The pitot tube must be parallel to the airflow within ±5 degrees. If it's angled, the total pressure reading will be low and the static pressure reading will be high, giving a falsely low velocity pressure. Use a protractor or angle finder to verify alignment. In rectangular ducts, ensure the pitot tip is at least 1 inch from the duct wall to avoid boundary layer effects.

Ignoring Velocity Pressure Averaging

A single velocity pressure reading is never sufficient. ASHRAE requires a minimum of 16 traverse points for ducts larger than 12 inches in diameter, and 10 points for smaller ducts. Each point must be held for at least 5 seconds to allow the gauge to stabilize. Average all readings to get the mean velocity pressure for the duct.

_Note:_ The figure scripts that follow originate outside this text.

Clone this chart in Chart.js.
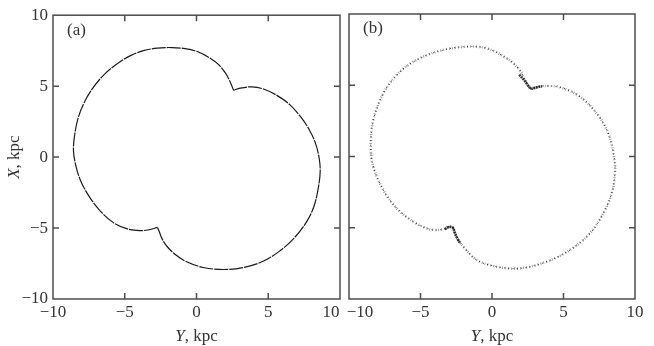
<!DOCTYPE html>
<html>
<head>
<meta charset="utf-8">
<script src="https://cdn.jsdelivr.net/npm/chart.js@4.4.1/dist/chart.umd.min.js"></script>
<style>
  html, body { margin: 0; padding: 0; background: #fff; }
  #wrap { position: relative; width: 654px; height: 346px; }
  #wrap canvas { position: absolute; left: 0; top: 0; }
</style>
</head>
<body>
<div id="wrap">
  <canvas id="chartA" width="654" height="346"></canvas>
  <canvas id="chartB" width="654" height="346"></canvas>
</div>
<script>
// axis ticks
const tickValues = [-10, -5, 0, 5, 10];
const tickLabels = ['−10', '−5', '0', '5', '10'];
const innerTicks = [-5, 0, 5];

// panel (a): Y, kpc (horizontal) and X, kpc (vertical), two arcs between the cusps
const aArc1Y = [2.58, 3.04, 3.86, 4.67, 5.6, 6.5, 7.25, 7.85, 8.3, 8.55, 8.62, 8.5, 8.17, 7.59, 6.77, 5.72, 4.56, 3.27, 1.87, 0.48, -0.69, -1.5, -2.05, -2.38, -2.58, -2.72];
const aArc1X = [4.71, 4.86, 4.95, 4.8, 4.35, 3.7, 2.85, 1.95, 0.95, -0.1, -1.0, -2.1, -3.52, -4.69, -5.74, -6.68, -7.38, -7.78, -7.92, -7.78, -7.38, -6.85, -6.3, -5.8, -5.3, -4.95];
const aArc2Y = [-2.72, -3.3, -3.95, -4.88, -5.82, -6.75, -7.45, -8.03, -8.38, -8.57, -8.5, -8.25, -7.8, -7.2, -6.4, -5.5, -4.6, -3.7, -2.75, -1.7, -0.8, 0.1, 0.9, 1.5, 2.0, 2.35, 2.58];
const aArc2X = [-4.95, -5.12, -5.18, -5.04, -4.6, -3.75, -2.82, -1.77, -0.72, 0.4, 1.5, 2.75, 3.9, 4.9, 5.85, 6.6, 7.15, 7.5, 7.68, 7.72, 7.64, 7.42, 7.0, 6.55, 5.95, 5.3, 4.71];

// panel (b): same coordinates, scattered points
const bArc1Y = [2.66, 3.1, 3.59, 4.76, 6.15, 7.32, 8.13, 8.53, 8.6, 8.37, 7.78, 6.85, 5.45, 3.82, 1.96, 0.33, -1.07, -2.0, -2.36, -2.59, -2.7];
const bArc1X = [4.78, 4.86, 4.95, 4.86, 4.2, 3.03, 1.63, 0, -1.18, -2.58, -3.99, -5.39, -6.56, -7.38, -7.85, -7.73, -7.26, -6.33, -5.86, -5.39, -5.0];
const bArc2Y = [-2.7, -3.05, -3.4, -4.34, -5.5, -6.66, -7.6, -8.3, -8.48, -8.3, -7.6, -6.66, -5.5, -3.87, -2.0, -0.37, 1.03, 1.84, 2.31, 2.66];
const bArc2X = [-5.0, -4.93, -5.11, -5.11, -4.57, -3.64, -2.35, -0.72, 0.69, 2.56, 4.43, 5.72, 6.65, 7.35, 7.7, 7.59, 6.89, 6.19, 5.37, 4.78];
// denser clumps of points at the two cusps of (b)
const bTopCuspY = [1.9, 2.3, 2.62, 2.8, 3.1, 3.5];
const bTopCuspX = [5.75, 5.3, 4.85, 4.76, 4.85, 4.93];
const bLowCuspY = [-3.3, -3.0, -2.75, -2.62, -2.45, -2.25];
const bLowCuspX = [-5.1, -4.95, -4.98, -5.3, -5.7, -6.05];

const serif = '"Liberation Serif", "Times New Roman", serif';
const textColor = '#333';
const fontSize = 17;

function pts(ys, xs) {
    return ys.map((v, i) => ({ x: v, y: xs[i] }));
}

function drawTitle(ctx, cx, cy, rot, letter) {
    ctx.save();
    ctx.translate(cx, cy);
    ctx.rotate(rot);
    const ital = 'italic ' + fontSize + 'px ' + serif;
    const norm = fontSize + 'px ' + serif;
    ctx.font = ital;
    const w1 = ctx.measureText(letter).width;
    ctx.font = norm;
    const w2 = ctx.measureText(', kpc').width;
    const x0 = -(w1 + w2) / 2;
    ctx.textAlign = 'left';
    ctx.textBaseline = 'middle';
    ctx.fillStyle = textColor;
    ctx.font = ital;
    ctx.fillText(letter, x0, 0);
    ctx.font = norm;
    ctx.fillText(', kpc', x0 + w1, 0);
    ctx.restore();
}

// box round the plot, inward ticks, x labels, panel letter and axis titles
const frame = {
    id: 'frame',
    afterDraw(chart, args, opts) {
        const { ctx, chartArea: a, scales: { x, y } } = chart;
        ctx.save();
        ctx.strokeStyle = '#4d4d4d';
        ctx.lineWidth = 1.5;
        ctx.strokeRect(a.left, a.top, a.right - a.left, a.bottom - a.top);
        ctx.beginPath();
        innerTicks.forEach(v => {
            const px = x.getPixelForValue(v);
            const py = y.getPixelForValue(v);
            ctx.moveTo(px, a.bottom); ctx.lineTo(px, a.bottom - 6);
            ctx.moveTo(px, a.top); ctx.lineTo(px, a.top + 6);
            ctx.moveTo(a.left, py); ctx.lineTo(a.left + 6, py);
            ctx.moveTo(a.right, py); ctx.lineTo(a.right - 6, py);
        });
        ctx.stroke();
        ctx.fillStyle = textColor;
        ctx.font = fontSize + 'px ' + serif;
        ctx.textBaseline = 'middle';
        ctx.textAlign = 'center';
        tickValues.forEach((v, i) => {
            ctx.fillText(tickLabels[i], x.getPixelForValue(v) + opts.shift[i], a.bottom + 14);
        });
        ctx.textAlign = 'left';
        ctx.fillText(opts.label, a.left + 14, a.top + 15);
        ctx.restore();
        drawTitle(ctx, (a.left + a.right) / 2, 337, 0, 'Y');
        if (opts.yTitle) drawTitle(ctx, 15, (a.top + a.bottom) / 2, -Math.PI / 2, 'X');
    }
};

function makeOptions(pad, showY, label, shift) {
    return {
        responsive: false,
        animation: false,
        layout: { padding: pad },
        plugins: {
            legend: { display: false },
            tooltip: { enabled: false },
            frame: { label: label, yTitle: showY, shift: shift }
        },
        scales: {
            x: {
                type: 'linear',
                min: -10,
                max: 10,
                afterFit: s => { s.height = 47; s.paddingLeft = 0; s.paddingRight = 0; },
                grid: { display: false, drawTicks: false },
                border: { display: false },
                ticks: { display: false }
            },
            y: {
                type: 'linear',
                display: showY,
                min: -10,
                max: 10,
                afterBuildTicks: s => { s.ticks = tickValues.map(v => ({ value: v })); },
                afterFit: s => { if (showY) s.width = 53; },
                grid: { display: false, drawTicks: false },
                border: { display: false },
                ticks: {
                    autoSkip: false,
                    padding: 5,
                    color: textColor,
                    font: { family: serif, size: fontSize },
                    callback: (v, i) => tickLabels[i]
                }
            }
        }
    };
}

function arc(ys, xs, width, dash, color) {
    return {
        data: pts(ys, xs),
        showLine: true,
        tension: 0.35,
        borderColor: color,
        borderWidth: width,
        borderDash: dash,
        pointRadius: 0
    };
}

new Chart(document.getElementById('chartA').getContext('2d'), {
    type: 'scatter',
    data: {
        datasets: [
            arc(aArc1Y, aArc1X, 1.2, [14, 1], '#1a1a1a'),
            arc(aArc2Y, aArc2X, 1.2, [14, 1], '#1a1a1a')
        ]
    },
    options: makeOptions({ left: 0, right: 314, top: 14, bottom: 0 }, true, '(a)', [0, 0, 0, 0, -9]),
    plugins: [frame]
});

new Chart(document.getElementById('chartB').getContext('2d'), {
    type: 'scatter',
    data: {
        datasets: [
            arc(bArc1Y, bArc1X, 2.6, [0.8, 2.2], 'rgba(0,0,0,0.45)'),
            arc(bArc2Y, bArc2X, 2.6, [0.8, 2.2], 'rgba(0,0,0,0.45)'),
            arc(bArc1Y, bArc1X, 1.2, [1, 3.3], 'rgba(0,0,0,0.7)'),
            arc(bArc2Y, bArc2X, 1.2, [1, 3.3], 'rgba(0,0,0,0.7)'),
            arc(bTopCuspY, bTopCuspX, 2.6, [2, 0.6], 'rgba(0,0,0,0.75)'),
            arc(bLowCuspY, bLowCuspX, 2.6, [2, 0.6], 'rgba(0,0,0,0.75)')
        ]
    },
    options: makeOptions({ left: 349, right: 19, top: 14, bottom: 0 }, false, '(b)', [11, 0, 0, 0, 0]),
    plugins: [frame]
});
</script>
</body>
</html>
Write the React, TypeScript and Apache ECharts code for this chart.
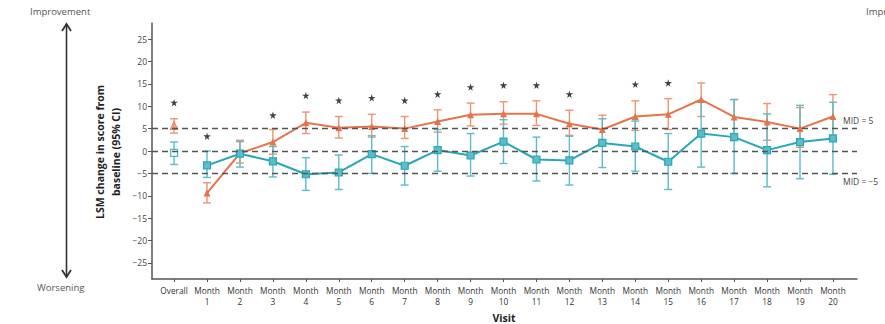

When to Call a Senior Technician or Inspector

Some situations exceed the scope of routine gauge setup and balancing. If you encounter any of the following, stop work and consult a senior technician or the responsible engineer:

Gauge fails to zero after multiple attempts—this indicates a hardware fault requiring factory service
Readings are consistently negative at all traverse points—possible airflow reversal or incorrect pitot tube orientation
Velocity pressure readings fluctuate more than ±20% between consecutive points—suggests unstable airflow, duct leakage, or fan surge
Static pressure readings exceed the gauge's rated range—risk of sensor damage; use a high-range gauge instead
System has been modified without updated design documentation—you need as-built drawings before proceeding
You detect gas, chemical odors, or excessive heat near the measurement location—evacuate and notify the site safety officer

Senior technicians also handle situations where balancing dampers are missing, actuators are malfunctioning, or the system's original design airflow is unachievable due to duct sizing errors. Document everything—your gauge setup, traverse data, and any anomalies—before handing off to the senior tech. NFPA 90A requires that all HVAC system modifications be documented and approved, so your records may be needed for code compliance.

Post-Measurement Shutdown and Storage

After completing your measurements, follow a proper shutdown sequence to extend the life of your equipment:

Remove the pitot tube from the duct and cap the hole with a test plug or tape
Disconnect hoses from the gauge and blow them out with low-pressure compressed air
Turn off the gauge and remove batteries if storing for more than two weeks
Wipe down the gauge body with a damp cloth—never use solvents
Store the gauge in its protective case at room temperature, away from direct sunlight

Record your gauge's serial number, the date of use, and any anomalies in your field logbook. This documentation supports your readings if they're later questioned during commissioning or energy audits.

Practical Takeaway

A digital differential pressure gauge is a precision instrument that demands respect. The five minutes you spend on proper zeroing, hose inspection, and pitot tube alignment will save you hours of rework and prevent embarrassing callbacks. Master this startup sequence, and you'll produce airflow data that stands up to scrutiny from engineers, inspectors, and building owners alike. When in doubt, stop, verify, and call for backup—your reputation depends on getting it right the first time.